遺伝子操作された蛇が研究所から逃げだし、研究所のある島が大変なことになる映画です。モンスターパニック蛇にありがちな肉を食いちぎるタイプ。人を骨も残さず食べてくれます。
成長促進と癌の特効薬になる毒の生成量を強化されたのでめっちゃ殖えます。強化の副作用で狂暴です。そして数で攻め、そしてやがては人類を滅ぼせるボテンシャルを秘めている。
残念ながら巨大化展開は無しですが蛇の見た目が良い。そして話も楽しい。
やたらドロッとした島民の愛憎劇がありますが安心してください。

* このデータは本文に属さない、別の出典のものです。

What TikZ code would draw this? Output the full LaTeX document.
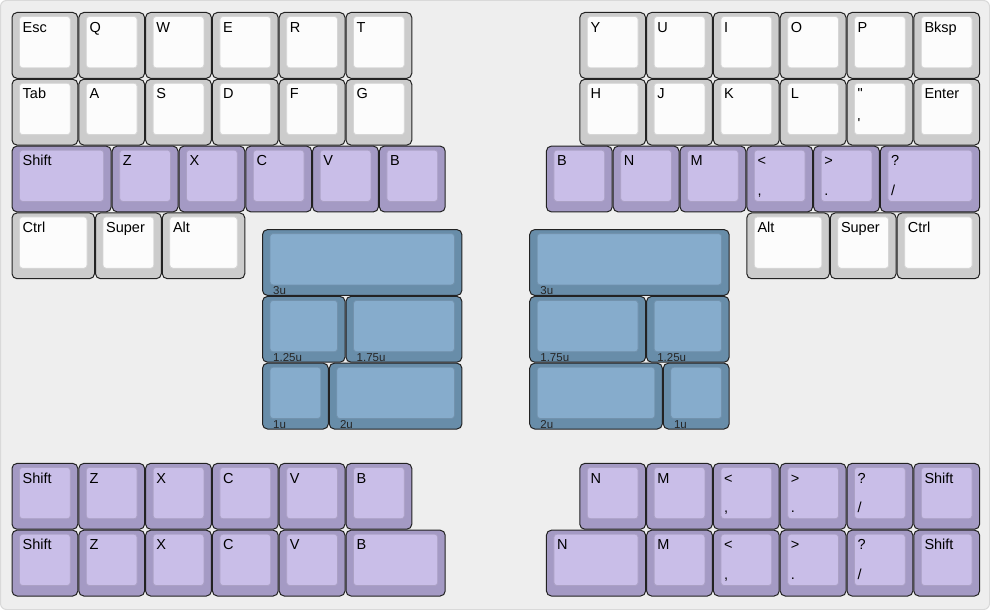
\documentclass[tikz,border=0pt]{standalone}
\usepackage{fontspec}
\setmainfont{Liberation Sans}
\definecolor{bgc}{HTML}{EEEEEE}
\definecolor{bgline}{HTML}{D9D9D9}
\definecolor{wout}{HTML}{CCCCCC}
\definecolor{win}{HTML}{FCFCFC}
\definecolor{pout}{HTML}{A49AC4}
\definecolor{pin}{HTML}{C9BEE8}
\definecolor{bout}{HTML}{688DA9}
\definecolor{bin}{HTML}{86ACCC}
\definecolor{keyline}{HTML}{222222}
\tikzset{
  keyouter/.style={draw=keyline, line width=1pt, rounded corners=5pt},
  keyinner/.style={line width=0.8pt, rounded corners=3pt},
  toplab/.style={anchor=base west, inner sep=0pt, text=black, font=\fontsize{14.5}{14.5}\selectfont},
  frontlab/.style={anchor=base west, inner sep=0pt, text=black!85, font=\fontsize{11.5}{11.5}\selectfont},
}
% name, colour prefix, column, row, width (u), top legend, bottom legend, front legend
\newcommand\kbkey[8]{%
  \pgfmathsetmacro\kx{11.5+#3*66.8}%
  \pgfmathsetmacro\ky{12+#4*66.8}%
  \pgfmathsetmacro\kw{#5*66.8}%
  \draw[keyouter, fill=#2out] (\kx+0.5,\ky+0.5) rectangle (\kx+\kw-0.5,\ky+66.3);
  \draw[keyinner, fill=#2in, draw=#2in!85!black] (\kx+8,\ky+4.5) rectangle (\kx+\kw-8,\ky+55.8);
  \def\kbtmp{#6}\ifx\kbtmp\empty\else\node[toplab] (#1t) at (\kx+11,\ky+20.1) {#6};\fi
  \def\kbtmp{#7}\ifx\kbtmp\empty\else\node[toplab] (#1b) at (\kx+11,\ky+49.8) {#7};\fi
  \def\kbtmp{#8}\ifx\kbtmp\empty\else\node[frontlab] (#1f) at (\kx+11,\ky+65.3) {#8};\fi
}
\begin{document}
\begin{tikzpicture}[x=1pt,y=-1pt]
\useasboundingbox (0,0) rectangle (990,610);
\draw[fill=bgc, draw=bgline, line width=1pt, rounded corners=6pt] (0.5,0.5) rectangle (989.5,609.5);
% ---- left half, row 0-1
\kbkey{esc}{w}{0}{0}{1}{Esc}{}{}
\kbkey{q}{w}{1}{0}{1}{Q}{}{}
\kbkey{w}{w}{2}{0}{1}{W}{}{}
\kbkey{e}{w}{3}{0}{1}{E}{}{}
\kbkey{r}{w}{4}{0}{1}{R}{}{}
\kbkey{t}{w}{5}{0}{1}{T}{}{}
\kbkey{tab}{w}{0}{1}{1}{Tab}{}{}
\kbkey{a}{w}{1}{1}{1}{A}{}{}
\kbkey{s}{w}{2}{1}{1}{S}{}{}
\kbkey{d}{w}{3}{1}{1}{D}{}{}
\kbkey{f}{w}{4}{1}{1}{F}{}{}
\kbkey{g}{w}{5}{1}{1}{G}{}{}
% ---- right half, row 0-1
\kbkey{y}{w}{8.5}{0}{1}{Y}{}{}
\kbkey{u}{w}{9.5}{0}{1}{U}{}{}
\kbkey{i}{w}{10.5}{0}{1}{I}{}{}
\kbkey{o}{w}{11.5}{0}{1}{O}{}{}
\kbkey{p}{w}{12.5}{0}{1}{P}{}{}
\kbkey{bksp}{w}{13.5}{0}{1}{Bksp}{}{}
\kbkey{h}{w}{8.5}{1}{1}{H}{}{}
\kbkey{j}{w}{9.5}{1}{1}{J}{}{}
\kbkey{k}{w}{10.5}{1}{1}{K}{}{}
\kbkey{l}{w}{11.5}{1}{1}{L}{}{}
\kbkey{quo}{w}{12.5}{1}{1}{\textquotedbl}{\textquotesingle}{}
\kbkey{enter}{w}{13.5}{1}{1}{Enter}{}{}
% ---- row 2 (purple)
\kbkey{lshift}{p}{0}{2}{1.5}{Shift}{}{}
\kbkey{z}{p}{1.5}{2}{1}{Z}{}{}
\kbkey{x}{p}{2.5}{2}{1}{X}{}{}
\kbkey{c}{p}{3.5}{2}{1}{C}{}{}
\kbkey{v}{p}{4.5}{2}{1}{V}{}{}
\kbkey{bl}{p}{5.5}{2}{1}{B}{}{}
\kbkey{br}{p}{8}{2}{1}{B}{}{}
\kbkey{n}{p}{9}{2}{1}{N}{}{}
\kbkey{m}{p}{10}{2}{1}{M}{}{}
\kbkey{comma}{p}{11}{2}{1}{<}{,}{}
\kbkey{dot}{p}{12}{2}{1}{>}{.}{}
\kbkey{slash}{p}{13}{2}{1.5}{?}{/}{}
% ---- row 3 (white)
\kbkey{lctrl}{w}{0}{3}{1.25}{Ctrl}{}{}
\kbkey{lsuper}{w}{1.25}{3}{1}{Super}{}{}
\kbkey{lalt}{w}{2.25}{3}{1.25}{Alt}{}{}
\kbkey{ralt}{w}{11}{3}{1.25}{Alt}{}{}
\kbkey{rsuper}{w}{12.25}{3}{1}{Super}{}{}
\kbkey{rctrl}{w}{13.25}{3}{1.25}{Ctrl}{}{}
% ---- thumb clusters (blue)
\kbkey{lt3}{b}{3.75}{3.25}{3}{}{}{3u}
\kbkey{lt125}{b}{3.75}{4.25}{1.25}{}{}{1.25u}
\kbkey{lt175}{b}{5}{4.25}{1.75}{}{}{1.75u}
\kbkey{lt1}{b}{3.75}{5.25}{1}{}{}{1u}
\kbkey{lt2}{b}{4.75}{5.25}{2}{}{}{2u}
\kbkey{rt3}{b}{7.75}{3.25}{3}{}{}{3u}
\kbkey{rt175}{b}{7.75}{4.25}{1.75}{}{}{1.75u}
\kbkey{rt125}{b}{9.5}{4.25}{1.25}{}{}{1.25u}
\kbkey{rt2}{b}{7.75}{5.25}{2}{}{}{2u}
\kbkey{rt1}{b}{9.75}{5.25}{1}{}{}{1u}
% ---- bottom rows, left
\kbkey{aS}{p}{0}{6.75}{1}{Shift}{}{}
\kbkey{aZ}{p}{1}{6.75}{1}{Z}{}{}
\kbkey{aX}{p}{2}{6.75}{1}{X}{}{}
\kbkey{aC}{p}{3}{6.75}{1}{C}{}{}
\kbkey{aV}{p}{4}{6.75}{1}{V}{}{}
\kbkey{aB}{p}{5}{6.75}{1}{B}{}{}
\kbkey{bS}{p}{0}{7.75}{1}{Shift}{}{}
\kbkey{bZ}{p}{1}{7.75}{1}{Z}{}{}
\kbkey{bX}{p}{2}{7.75}{1}{X}{}{}
\kbkey{bC}{p}{3}{7.75}{1}{C}{}{}
\kbkey{bV}{p}{4}{7.75}{1}{V}{}{}
\kbkey{bB}{p}{5}{7.75}{1.5}{B}{}{}
% ---- bottom rows, right
\kbkey{cN}{p}{8.5}{6.75}{1}{N}{}{}
\kbkey{cM}{p}{9.5}{6.75}{1}{M}{}{}
\kbkey{cComma}{p}{10.5}{6.75}{1}{<}{,}{}
\kbkey{cDot}{p}{11.5}{6.75}{1}{>}{.}{}
\kbkey{cSlash}{p}{12.5}{6.75}{1}{?}{/}{}
\kbkey{cShift}{p}{13.5}{6.75}{1}{Shift}{}{}
\kbkey{dN}{p}{8}{7.75}{1.5}{N}{}{}
\kbkey{dM}{p}{9.5}{7.75}{1}{M}{}{}
\kbkey{dComma}{p}{10.5}{7.75}{1}{<}{,}{}
\kbkey{dDot}{p}{11.5}{7.75}{1}{>}{.}{}
\kbkey{dSlash}{p}{12.5}{7.75}{1}{?}{/}{}
\kbkey{dShift}{p}{13.5}{7.75}{1}{Shift}{}{}
\end{tikzpicture}
\end{document}
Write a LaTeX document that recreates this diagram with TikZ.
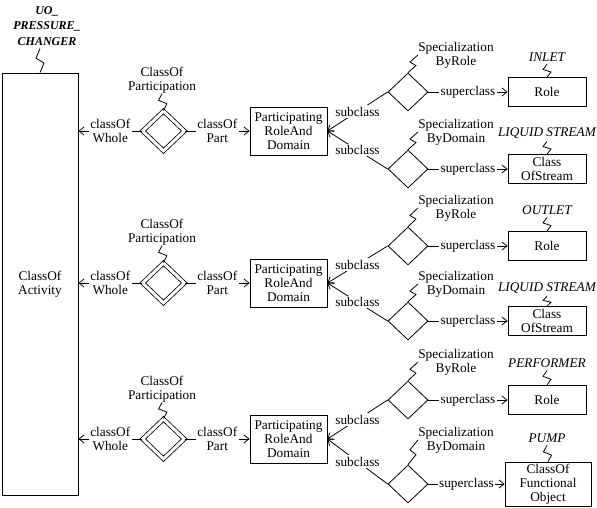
\documentclass[tikz,border=0pt]{standalone}
\usepackage{fontspec}
\setmainfont{Liberation Serif}
\usetikzlibrary{arrows.meta, positioning, shapes.geometric, calc}

% lightning link from a name tag to its object
\newcommand{\taglink}[2]{\draw (#1) -- ($(#1)!0.4!(#2)+(-4,0)$) -- ($(#1)!0.6!(#2)+(4,0)$) -- (#2);}

\begin{document}
\begin{tikzpicture}[
    x=1pt, y=-1pt, line width=0.8pt,
    every node/.style={font=\fontsize{13.3}{14}\selectfont},
    cls/.style={draw, rectangle, align=center, inner sep=0pt},
    rel/.style={draw, diamond, minimum width=40pt, minimum height=38pt, inner sep=0pt},
    part/.style={draw, diamond, double, double distance=3pt, minimum width=42pt, minimum height=40pt, inner sep=0pt},
    txt/.style={align=center, inner sep=0pt},
    lbl/.style={align=center, inner sep=1.5pt, fill=white},
    tag/.style={font=\fontsize{13.3}{14}\selectfont\itshape, align=center, inner sep=0pt, outer sep=3pt},
    arr/.style={-{Straight Barb[length=5pt, width=8pt]}}
]
\useasboundingbox (0,0) rectangle (597,508);

% activity
\node[cls, minimum width=76pt, minimum height=422pt] (act) at (40,284) {ClassOf\\Activity};
\node[tag, font=\fontsize{12}{15.5}\selectfont\bfseries\itshape] (uo) at (47,26) {UO\_\\PRESSURE\_\\CHANGER};
\taglink{uo.south -| act.north}{act.north}

% row 1 - inlet
\node[part] (cop1) at (163.5,131) {};
\node[txt] (copl1) at (162,80) {ClassOf\\Participation};
\node[cls, minimum width=77pt, minimum height=48pt] (prd1) at (288.5,131) {Participating\\RoleAnd\\Domain};
\node[rel] (sbr1) at (408,92) {};
\node[rel] (sbd1) at (408,169) {};
\node[txt] (sbrl1) at (456,55) {Specialization\\ByRole};
\node[txt] (sbdl1) at (456,132) {Specialization\\ByDomain};
\node[cls, minimum width=78pt, minimum height=29pt] (role1) at (547,92) {Role};
\node[cls, minimum width=78pt, minimum height=29pt] (strm1) at (547,169) {Class\\OfStream};
\node[tag] (inlet) at (547,57) {INLET};
\node[tag] (liq1) at (547,133) {LIQUID STREAM};

\draw[arr] (cop1.west) -- node[lbl] {classOf\\Whole} (act.east |- cop1);
\draw[arr] (cop1.east) -- node[lbl] {classOf\\Part} (prd1.west);
\draw[arr] (sbr1.west) -- node[lbl] {subclass} (prd1.east);
\draw[arr] (sbd1.west) -- node[lbl] {subclass} (prd1.east);
\draw[arr] (sbr1.east) -- node[lbl] {superclass} (role1.west);
\draw[arr] (sbd1.east) -- node[lbl] {superclass} (strm1.west);
\taglink{copl1.south}{cop1.north}
\taglink{sbrl1.west}{sbr1.north}
\taglink{sbdl1.west}{sbd1.north}
\taglink{inlet.south}{role1.north}
\taglink{liq1.south}{strm1.north}

% row 2 - outlet
\node[part] (cop2) at (163.5,283) {};
\node[txt] (copl2) at (162,232) {ClassOf\\Participation};
\node[cls, minimum width=77pt, minimum height=48pt] (prd2) at (288.5,283) {Participating\\RoleAnd\\Domain};
\node[rel] (sbr2) at (408,246) {};
\node[rel] (sbd2) at (408,321) {};
\node[txt] (sbrl2) at (456,208) {Specialization\\ByRole};
\node[txt] (sbdl2) at (456,284) {Specialization\\ByDomain};
\node[cls, minimum width=78pt, minimum height=29pt] (role2) at (547,246) {Role};
\node[cls, minimum width=78pt, minimum height=29pt] (strm2) at (547,321) {Class\\OfStream};
\node[tag] (outlet) at (547,210) {OUTLET};
\node[tag] (liq2) at (547,288) {LIQUID STREAM};

\draw[arr] (cop2.west) -- node[lbl] {classOf\\Whole} (act.east |- cop2);
\draw[arr] (cop2.east) -- node[lbl] {classOf\\Part} (prd2.west);
\draw[arr] (sbr2.west) -- node[lbl] {subclass} (prd2.east);
\draw[arr] (sbd2.west) -- node[lbl] {subclass} (prd2.east);
\draw[arr] (sbr2.east) -- node[lbl] {superclass} (role2.west);
\draw[arr] (sbd2.east) -- node[lbl] {superclass} (strm2.west);
\taglink{copl2.south}{cop2.north}
\taglink{sbrl2.west}{sbr2.north}
\taglink{sbdl2.west}{sbd2.north}
\taglink{outlet.south}{role2.north}
\taglink{liq2.south}{strm2.north}

% row 3 - performer
\node[part] (cop3) at (163.5,439) {};
\node[txt] (copl3) at (162,389) {ClassOf\\Participation};
\node[cls, minimum width=77pt, minimum height=48pt] (prd3) at (288.5,439) {Participating\\RoleAnd\\Domain};
\node[rel] (sbr3) at (408,400) {};
\node[rel] (sbd3) at (408,484) {};
\node[txt] (sbrl3) at (456,362) {Specialization\\ByRole};
\node[txt] (sbdl3) at (456,440) {Specialization\\ByDomain};
\node[cls, minimum width=78pt, minimum height=29pt] (role3) at (547,400) {Role};
\node[cls, minimum width=86pt, minimum height=44pt] (fobj) at (548,484) {ClassOf\\Functional\\Object};
\node[tag] (perf) at (547,363) {PERFORMER};
\node[tag] (pump) at (547,438) {PUMP};

\draw[arr] (cop3.west) -- node[lbl] {classOf\\Whole} (act.east |- cop3);
\draw[arr] (cop3.east) -- node[lbl] {classOf\\Part} (prd3.west);
\draw[arr] (sbr3.west) -- node[lbl] {subclass} (prd3.east);
\draw[arr] (sbd3.west) -- node[lbl] {subclass} (prd3.east);
\draw[arr] (sbr3.east) -- node[lbl] {superclass} (role3.west);
\draw[arr] (sbd3.east) -- node[lbl] {superclass} (fobj.west);
\taglink{copl3.south}{cop3.north}
\taglink{sbrl3.west}{sbr3.north}
\taglink{sbdl3.west}{sbd3.north}
\taglink{perf.south}{role3.north}
\taglink{pump.south}{fobj.north}
\end{tikzpicture}
\end{document}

ツノメクサリヘビが跡形もなく始末してくれます。事件の発端のユニバーサルバイオテック社も協力的です。めっちゃ遺伝子操作やってそうな会社ですね。
1番の見せ場は避難していた島民達が、やってきた研究所勢力と争いになり「こんなところに居られるか!俺達は逃げるぞ!!」というノリで一斉に避難所から飛びだして瞬く間の間に蛇に襲われて全滅するシーン。主人公達が止めるのも間に合わず本当にあっと言う間に島民が死に絶えます。
最高ですね。
ガラス張の温室で絶望的な籠城戦も良い感じです。
基本ありがちな展開ばかりですが逆に言うとやってほしいことはやってくれるのでモンスターパニック好きな人にオススメ。研究所勢力の証拠隠滅の毒ガス散布殲滅作戦の時間が迫る中、頭を捻ってツノメクサリヘビ殲滅と脱出作戦実行するクライマックスが楽しいです。